He informs us, that, whenever they are to dance, a place is prepared for them, hung round with bunches of grapes and ribbons. The patients are dressed in white, with red, green, or yellow ribbons; on their shoulders they have a white scarf; they let their hair fall loose about their ears, and throw the head quite back. He says that they are exact copies of the ancient priestesses of Bacchus. The introduction of Christianity abolished all public exhibitions of heathenish rites; but the women, unwilling to give up their darling amusement, in performing the frantic character of Bacchantes, devised other pretences; and he supposes that accident led them to the discovery of the Tarantula, of which they took advantage for that purpose.
THE CHEESE MITE. (Acarus siro.)
These destructive little creatures differ from spiders in having the thorax and abdomen united and covered with the same skin, though it is contracted in one part. They have also, when young, only six legs, though the two others appear afterwards; and their feet are armed with strong hooks, which enable them to retain hold of the cheese or other food, in which they take up their abode. Their bodies are covered with hair, and their mouths are furnished with strong mandibles, with which they soon hew down huge rocks and mountains of cheese. The eggs of these Mites are so small, that it has been computed that a pigeon’s egg would contain thirty millions of them. It must be observed that this Mite is only found in dry cheese, in which it looks like reddish dust. The cheese-hopper, found in moist rotten cheese, is the maggot of a kind of fly. (Piophila Casei.)
§ IV. Insects.
Insects have all six legs and two antennæ or feelers; and though the transformations they undergo differ slightly in the different kinds, the following is the order in which they occur:—The perfect insect lays eggs, which when hatched produce larvæ; and which are called grubs when they belong to beetles, maggots to flies, and caterpillars to butterflies and moths. These larvæ eat voraciously; and as they rapidly increase in size, they generally moult, that is, change their skins, two or three times. When the larvæ are full grown, they go into the pupa state, in which they remain torpid and without food for a considerable length of time, sometimes first spinning a loose covering for the pupa called a cocoon. The pupa is generally called a chrysalis; but it is also sometimes called a nymph, and sometimes an aurelia. The last transformation is when the insect breaks from its covering in a perfect form, when it is called the imago. There are, however, some insects which are active throughout their lives, and in these the larvæ and pupæ are very similar to the perfect insect. The perfect insect is divided into three segments, or parts, called the head, the thorax, and the abdomen.

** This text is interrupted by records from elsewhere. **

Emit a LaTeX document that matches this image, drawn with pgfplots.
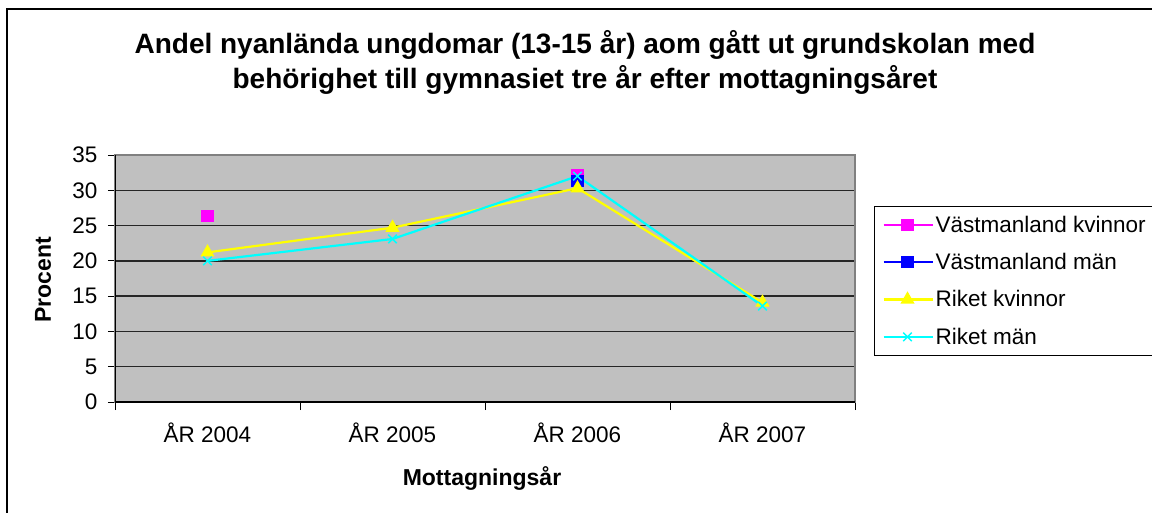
\documentclass[border=0pt]{standalone}
\usepackage{fontspec}
\setmainfont{Liberation Sans}
\usepackage{pgfplots}
\pgfplotsset{compat=1.18}
\definecolor{plotgray}{RGB}{192,192,192}
\definecolor{framegray}{RGB}{128,128,128}
\definecolor{vkv}{RGB}{255,0,255}
\definecolor{vman}{RGB}{0,0,255}
\definecolor{rkv}{RGB}{255,255,0}
\definecolor{rman}{RGB}{0,255,255}

\newcommand{\lbl}{\fontsize{22.5}{26}\selectfont}

\begin{document}
\begin{tikzpicture}[x=1pt,y=1pt]
\begin{axis}[
    at={(115pt,110pt)}, anchor=south west,
    scale only axis, width=740pt, height=247pt,
    xmin=-0.5, xmax=3.5, ymin=0, ymax=35,
    ytick={0,5,...,35},
    xtick={0,1,2,3},
    xticklabels={ÅR 2004, ÅR 2005, ÅR 2006, ÅR 2007},
    minor xtick={-0.5,0.5,1.5,2.5,3.5},
    xtick pos=bottom, ytick pos=left,
    tick align=outside,
    major x tick style={draw=none},
    major tick length=7pt, minor tick length=8pt,
    every tick/.style={black, line width=1pt},
    x tick label style={yshift=-10pt},
    y tick label style={xshift=-7pt},
    ticklabel style={font=\lbl},
    /pgf/number format/assume math mode=true,
    ymajorgrids, grid style={black!85, line width=1.3pt},
    axis background/.style={fill=plotgray},
    axis line style={framegray, line width=1.5pt},
    unbounded coords=jump,
    legend style={at={(1.0257,0.795)}, anchor=north west, draw=black,
      fill=white, line width=0.8pt, font=\lbl, row sep=15.5pt,
      inner xsep=8pt, inner ysep=8pt},
    legend cell align=left,
    legend image code/.code={
      \draw[mark repeat=2,mark phase=2] plot coordinates {(0pt,0pt) (24pt,0pt) (49pt,0pt)};},
    every axis plot/.append style={line width=2.2pt},
]
\addplot[vkv, mark=square*, mark size=5pt] coordinates {(0,26.3) (1,nan) (2,32.2) (3,nan)};
\addplot[vman, mark=square*, mark size=5pt] coordinates {(0,nan) (1,nan) (2,31.3) (3,nan)};
\addplot[rkv, mark=triangle*, mark size=6pt] coordinates {(0,21.2) (1,24.7) (2,30.3) (3,14.1)};
\addplot[rman, mark=x, mark size=6pt, mark options={line width=1.5pt}] coordinates {(0,20.0) (1,23.1) (2,32.0) (3,13.6)};
\legend{Västmanland kvinnor, Västmanland män, Riket kvinnor, Riket män}
\draw[black, line width=1.5pt] (rel axis cs:0,1) -- (rel axis cs:0,0) -- (rel axis cs:1,0);
\end{axis}
\node[font=\fontsize{28}{32}\selectfont\bfseries] at (585,467) {Andel nyanlända ungdomar (13-15 år) aom gått ut grundskolan med};
\node[font=\fontsize{28}{32}\selectfont\bfseries] at (585,432) {behörighet till gymnasiet tre år efter mottagningsåret};
\node[font=\fontsize{23}{27}\selectfont\bfseries, rotate=90] at (43,232) {Procent};
\node[font=\fontsize{23}{27}\selectfont\bfseries] at (482,34) {Mottagningsår};
\draw[black, line width=1.5pt] (7,-20) -- (7,503) -- (1200,503);
\pgfresetboundingbox
\path[use as bounding box] (0,0) rectangle (1152,512);
\end{tikzpicture}
\end{document}
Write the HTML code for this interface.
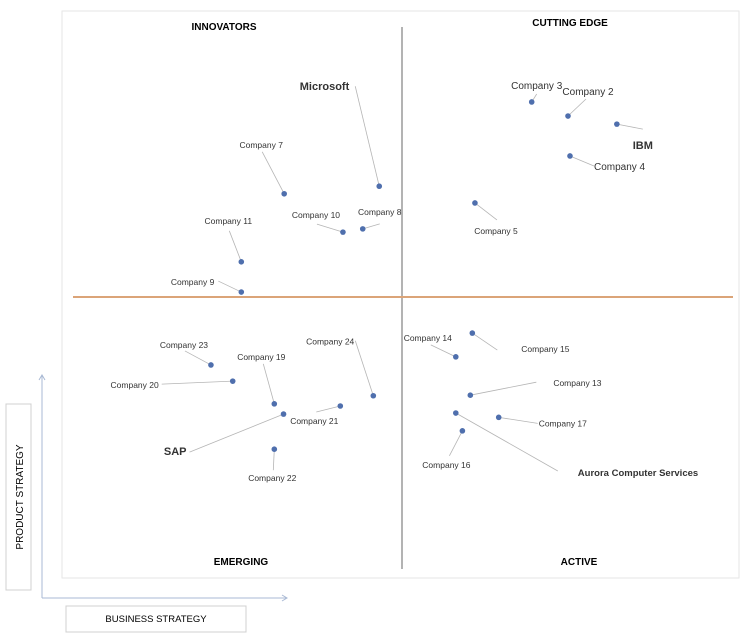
<!DOCTYPE html>
<html><head><meta charset="utf-8"><style>
body{margin:0;background:#fff;}
svg{display:block;font-family:"Liberation Sans",sans-serif;}
</style></head><body>
<svg width="747" height="644" viewBox="0 0 747 644">
<rect x="62" y="11" width="677" height="567" fill="#fff" stroke="#e6e6e6"/>
<line x1="402" y1="27" x2="402" y2="569" stroke="#9a9a9a" stroke-width="1.5"/>
<line x1="73" y1="297" x2="733" y2="297" stroke="#dba478" stroke-width="2"/>
<text x="224" y="30" font-size="10" font-weight="bold" text-anchor="middle">INNOVATORS</text>
<text x="570" y="26" font-size="10" font-weight="bold" text-anchor="middle">CUTTING EDGE</text>
<text x="241" y="565" font-size="10" font-weight="bold" text-anchor="middle">EMERGING</text>
<text x="579" y="565" font-size="10" font-weight="bold" text-anchor="middle">ACTIVE</text>
<g stroke="#a9b9d4" fill="none" stroke-width="1">
<path d="M42 598 L42 375 M39 380 L42 375 L45 380"/>
<path d="M42 598 L287 598 M282 595 L287 598 L282 601"/>
</g>
<rect x="6" y="404" width="25" height="186" fill="#fff" stroke="#d0d0d0"/>
<text transform="translate(23,497) rotate(-90)" font-size="10" text-anchor="middle">PRODUCT STRATEGY</text>
<rect x="66" y="606" width="180" height="26" fill="#fff" stroke="#d0d0d0"/>
<text x="156" y="622" font-size="9.5" text-anchor="middle">BUSINESS STRATEGY</text>
<g id="marks"></g>
</svg>
<script>
const names=["Microsoft","Company 7","Company 10","Company 8","Company 11","Company 9","Company 3","Company 2","IBM","Company 4","Company 5","Company 23","Company 20","Company 19","Company 21","SAP","Company 24","Company 22","Company 14","Company 15","Company 13","Company 17","Company 16","Aurora Computer Services"];
const businessScore=[46.4,32.0,40.9,43.9,25.5,25.5,69.5,75.0,82.4,75.3,60.9,20.9,24.2,30.5,40.5,31.9,45.5,30.5,58.0,60.5,60.2,64.5,59.0,58.0];
const productScore=[70.7,69.3,62.2,62.8,56.7,51.1,86.3,83.7,82.2,76.3,67.6,37.6,34.6,30.4,30.0,28.5,31.9,22.0,39.1,43.5,32.0,27.9,25.4,28.7];
const bold=[1,0,0,0,0,0,0,0,1,0,0,0,0,0,0,1,0,0,0,0,0,0,0,1];
// label placement offsets (styling): [leaderX,leaderY,textX,textY,anchor,size]
const lab=[[-24,-100,-30,-96,"end",11],[-22,-42,-23,-46,"middle",8.5],[-26,-8,-27,-14,"middle",8.5],[17,-5,17,-14,"middle",8.5],[-12,-31,-13,-38,"middle",8.5],[-23,-11,-27,-7,"end",8.5],[5,-8,5,-13,"middle",10],[18,-17,20,-21,"middle",10],[26,5,26,25,"middle",11],[24,10,24,14,"start",10],[22,17,21,31,"middle",8.5],[-26,-14,-27,-17,"middle",8.5],[-71,3,-74,7,"end",8.5],[-11,-40,-13,-44,"middle",8.5],[-24,6,-26,18,"middle",8.5],[-94,38,-97,41,"end",11],[-18,-55,-19,-51,"end",8.5],[-1,21,-2,32,"middle",8.5],[-25,-12,-28,-16,"middle",8.5],[25,17,49,19,"start",8.5],[66,-13,83,-9,"start",8.5],[39,6,40,9,"start",8.5],[-13,25,-16,37,"middle",8.5],[102,58,122,63,"start",9.5]];
const xs=v=>73+v*6.6, ys=v=>568-v*5.4;
const g=document.getElementById('marks');
const NS="http://www.w3.org/2000/svg";
names.forEach((n,i)=>{
 const px=xs(businessScore[i]),py=ys(productScore[i]),L=lab[i];
 const l=document.createElementNS(NS,'line');
 
 
 l.setAttribute('x1',px);l.setAttribute('y1',py);l.setAttribute('x2',px+L[0]);l.setAttribute('y2',py+L[1]);
 l.setAttribute('stroke','#b5b5b5');l.setAttribute('stroke-width','0.8');
 g.appendChild(l);
 const c=document.createElementNS(NS,'circle');
 
 
 c.setAttribute('cx',px);c.setAttribute('cy',py);c.setAttribute('r','2.8');c.setAttribute('fill','#4f6fad');
 g.appendChild(c);
 const t=document.createElementNS(NS,'text');
 
 
 t.setAttribute('x',px+L[2]);t.setAttribute('y',py+L[3]);t.setAttribute('text-anchor',L[4]);
 t.setAttribute('font-size',L[5]);t.setAttribute('fill','#333');
 if(bold[i])t.setAttribute('font-weight','bold');
 t.textContent=n;
 g.appendChild(t);
});
</script>
</body></html>
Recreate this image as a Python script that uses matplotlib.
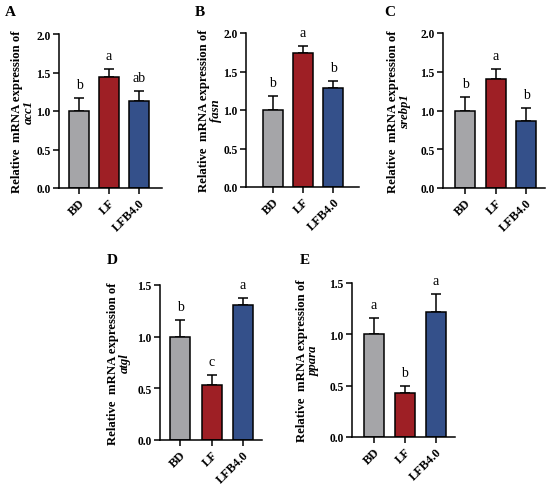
import numpy as np
import matplotlib
matplotlib.use('Agg')
import matplotlib.pyplot as plt

plt.rcParams['font.family'] = ['Liberation Serif', 'DejaVu Serif']
plt.rcParams['axes.linewidth'] = 1.1

# groups and bar colours
groups = ['BD', 'LF', 'LFB4.0']
colors = ['#a5a5a8', '#9e1f25', '#34508a']

# data per gene: means, upper error, letters
genes = ['acc1', 'fasn', 'srebp1', 'atgl', 'ppara']
panel_labels = ['A', 'B', 'C', 'D', 'E']
acc1_mean = [1.00, 1.44, 1.13]
acc1_err = [0.17, 0.10, 0.13]
acc1_sig = ['b', 'a', 'ab']
fasn_mean = [1.00, 1.74, 1.28]
fasn_err = [0.18, 0.09, 0.10]
fasn_sig = ['b', 'a', 'b']
srebp1_mean = [1.00, 1.41, 0.86]
srebp1_err = [0.17, 0.12, 0.17]
srebp1_sig = ['b', 'a', 'b']
atgl_mean = [1.00, 0.53, 1.31]
atgl_err = [0.16, 0.10, 0.06]
atgl_sig = ['b', 'c', 'a']
ppara_mean = [1.00, 0.43, 1.22]
ppara_err = [0.16, 0.07, 0.17]
ppara_sig = ['a', 'b', 'a']

means = [acc1_mean, fasn_mean, srebp1_mean, atgl_mean, ppara_mean]
errs = [acc1_err, fasn_err, srebp1_err, atgl_err, ppara_err]
sigs = [acc1_sig, fasn_sig, srebp1_sig, atgl_sig, ppara_sig]
ymax = [2.0, 2.0, 2.0, 1.5, 1.5]
yticks = [[0, 0.5, 1.0, 1.5, 2.0]] * 3 + [[0, 0.5, 1.0, 1.5]] * 2

W, H = 550, 485
fig = plt.figure(figsize=(W / 100, H / 100), dpi=100)

# layout in pixels: axis left, right, top, bottom, first bar centre, spacing
boxes = [
    (59, 162, 35, 189, 79, 30),
    (246, 359, 34, 188, 272.5, 30.3),
    (443, 545, 34, 189, 465, 30.5),
    (160, 262, 286, 441, 180, 31.5),
    (352, 455, 284, 438, 373.5, 31),
]
# ylabel offsets (px left of axis) and panel label positions
lab_off = [(42, 30), (42, 30), (50, 38), (47, 35), (50, 38)]
letter_pos = [(10, 12), (200, 12), (390, 12), (112, 260), (305, 260)]

for i in range(5):
    l, r, t, b, c0, s = boxes[i]
    ax = fig.add_axes([l / W, 1 - b / H, (r - l) / W, (b - t) / H])
    x = np.arange(3)
    ax.bar(x, means[i], width=20 / s, color=colors, edgecolor='black',
           linewidth=1.1, zorder=2)
    ax.errorbar(x, means[i], yerr=[[0, 0, 0], errs[i]], fmt='none',
                ecolor='black', elinewidth=1.1, capsize=3.5, capthick=1.1,
                zorder=1)
    for xi, m, e, sg in zip(x, means[i], errs[i], sigs[i]):
        ax.annotate(sg, (xi, m + e), xytext=(0, 5), textcoords='offset points',
                    ha='center', va='bottom', fontsize=10)
    ax.set_xlim((l - c0) / s, (r - c0) / s)
    ax.set_ylim(0, ymax[i])
    ax.set_yticks(yticks[i])
    ax.set_yticklabels(['%.1f' % v for v in yticks[i]], fontsize=8.3,
                       fontweight='bold')
    ax.set_xticks(x)
    ax.set_xticklabels(groups, rotation=45, ha='right', rotation_mode='anchor',
                       fontsize=9, fontweight='bold')
    ax.tick_params(direction='out', length=4, width=1.1, pad=2)
    ax.spines['top'].set_visible(False)
    ax.spines['right'].set_visible(False)

    yc = 1 - (t + b) / 2 / H
    fig.text((l - lab_off[i][0]) / W, yc, 'Relative  mRNA expression of',
             rotation=90, ha='center', va='center', fontsize=9.2,
             fontweight='bold')
    fig.text((l - lab_off[i][1]) / W, yc, genes[i], rotation=90,
             ha='center', va='center', fontsize=9.2, fontweight='bold',
             style='italic')
    fig.text(letter_pos[i][0] / W, 1 - letter_pos[i][1] / H, panel_labels[i],
             ha='center', va='center', fontsize=11, fontweight='bold')

fig.savefig('out.png', dpi=100)
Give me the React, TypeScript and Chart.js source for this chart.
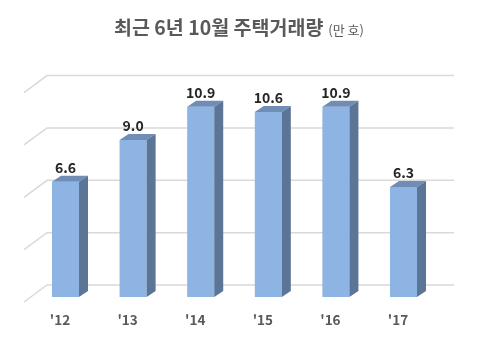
import React, { useEffect, useRef } from "react";
import { Chart, registerables } from "chart.js";

Chart.register(...registerables);

const categories = ["'12", "'13", "'14", "'15", "'16", "'17"];
const values = [6.6, 9.0, 10.9, 10.6, 10.9, 6.3];
const gridTicks = [0, 3, 6, 9, 12];
const titleMain = "최근 6년 10월 주택거래량";
const titleUnit = "(만 호)";

const FONT = "'Noto Sans CJK KR', 'Noto Sans', sans-serif";

const threeD = {
  id: "threeD",
  beforeDatasetsDraw(chart: any) {
    const { ctx } = chart;
    const y = chart.scales.y;
    ctx.save();
    ctx.strokeStyle = "#D9D9D9";
    ctx.lineWidth = 1.5;
    for (const t of gridTicks) {
      const yv = y.getPixelForValue(t);
      ctx.beginPath();
      ctx.moveTo(24, yv + 5);
      ctx.lineTo(47, yv - 12);
      ctx.lineTo(454, yv - 12);
      ctx.stroke();
    }
    ctx.restore();
  },
  afterDatasetsDraw(chart: any) {
    const { ctx } = chart;
    const meta = chart.getDatasetMeta(0);
    const dx = 9;
    const dy = 6;
    ctx.save();
    meta.data.forEach((bar: any, i: number) => {
      const { x, y, base, width } = bar.getProps(["x", "y", "base", "width"], true);
      const l = x - width / 2;
      const r = x + width / 2;
      ctx.fillStyle = "#6F8DB5";
      ctx.beginPath();
      ctx.moveTo(l, y);
      ctx.lineTo(l + dx, y - dy);
      ctx.lineTo(r + dx, y - dy);
      ctx.lineTo(r, y);
      ctx.closePath();
      ctx.fill();
      ctx.fillStyle = "#5B7596";
      ctx.beginPath();
      ctx.moveTo(r, y);
      ctx.lineTo(r + dx, y - dy);
      ctx.lineTo(r + dx, base - dy);
      ctx.lineTo(r, base);
      ctx.closePath();
      ctx.fill();
      ctx.fillStyle = "#262626";
      ctx.font = `bold 14px ${FONT}`;
      ctx.textAlign = "center";
      ctx.textBaseline = "middle";
      ctx.fillText(values[i].toFixed(1), x, y - 14);
      ctx.fillStyle = "#595959";
      ctx.font = `bold 13.5px ${FONT}`;
      ctx.fillText(categories[i], x - 5.5, 320);
    });
    ctx.textBaseline = "alphabetic";
    ctx.textAlign = "left";
    ctx.font = `bold 19.5px ${FONT}`;
    const w1 = ctx.measureText(titleMain).width;
    ctx.font = `13px ${FONT}`;
    const w2 = ctx.measureText(titleUnit).width;
    const gap = 5;
    const start = 239 - (w1 + gap + w2) / 2;
    ctx.fillStyle = "#595959";
    ctx.font = `bold 19.5px ${FONT}`;
    ctx.fillText(titleMain, start, 35);
    ctx.font = `13px ${FONT}`;
    ctx.fillText(titleUnit, start + w1 + gap, 35);
    ctx.restore();
  },
};

export default function App() {
  const ref = useRef<HTMLCanvasElement>(null);
  useEffect(() => {
    document.body.style.margin = "0";
    const chart = new Chart(ref.current!, {
      type: "bar",
      data: {
        labels: categories,
        datasets: [
          {
            data: values,
            backgroundColor: "#8EB4E3",
            borderWidth: 0,
            barPercentage: 0.4,
            categoryPercentage: 1,
          },
        ],
      },
      options: {
        animation: false,
        responsive: false,
        layout: { padding: { left: 31.7, right: 42.7, top: 87.6, bottom: 62 } },
        plugins: { legend: { display: false }, tooltip: { enabled: false }, title: { display: false } },
        scales: {
          x: { display: false },
          y: { display: false, min: 0, max: 12 },
        },
      },
      plugins: [threeD],
    });
    return () => chart.destroy();
  }, []);
  return <canvas ref={ref} width={480} height={359} style={{ display: "block" }} />;
}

Order I. Coleoptera, or Beetles.
The larva of the beetle is a grub, which often continues in that state three or four years, eating voraciously during the whole period. When full grown it in most cases either descends into the ground, where it undergoes its transformations, first into a nymph, or pupa, and then into a beetle; or it makes itself a rough cocoon of bits of stick and dead leaves, in which it changes into a pupa, and afterwards into a beetle. The wood-eating beetles undergo their transformations in the tree on which they feed. The pupa of the beetle is termed incomplete, because all the parts of the insect are visible in it, instead of being enclosed in one thick covering, as in the moths and butterflies. The head of the beetle is furnished with two compound eyes; two antennæ (differing in shape in the various species, but having usually eleven joints); and a mouth, consisting of a labrum, or upper lip, a labium, or under lip, two mandibles, or upper jaws, and two maxillæ, or under jaws. There is also the mentum, or chin, and a part called the clypeus, to which the upper lip is attached.
The thorax is the part which supports the legs and wings. The legs are divided into five portions, of which the part terminated by the claw is called the tarsus. There are two membranous wings, covered by two hardened wings or wing-cases, called the elytra, which generally open by a straight line down the back; and hence the name of Coleoptera, which signifies wing in a case: the abdomen is simply the body.
The number of beetles is very great, and indeed Mr. Westwood informs us that more than thirty thousand species have been described, of which about three thousand five hundred are natives of Britain.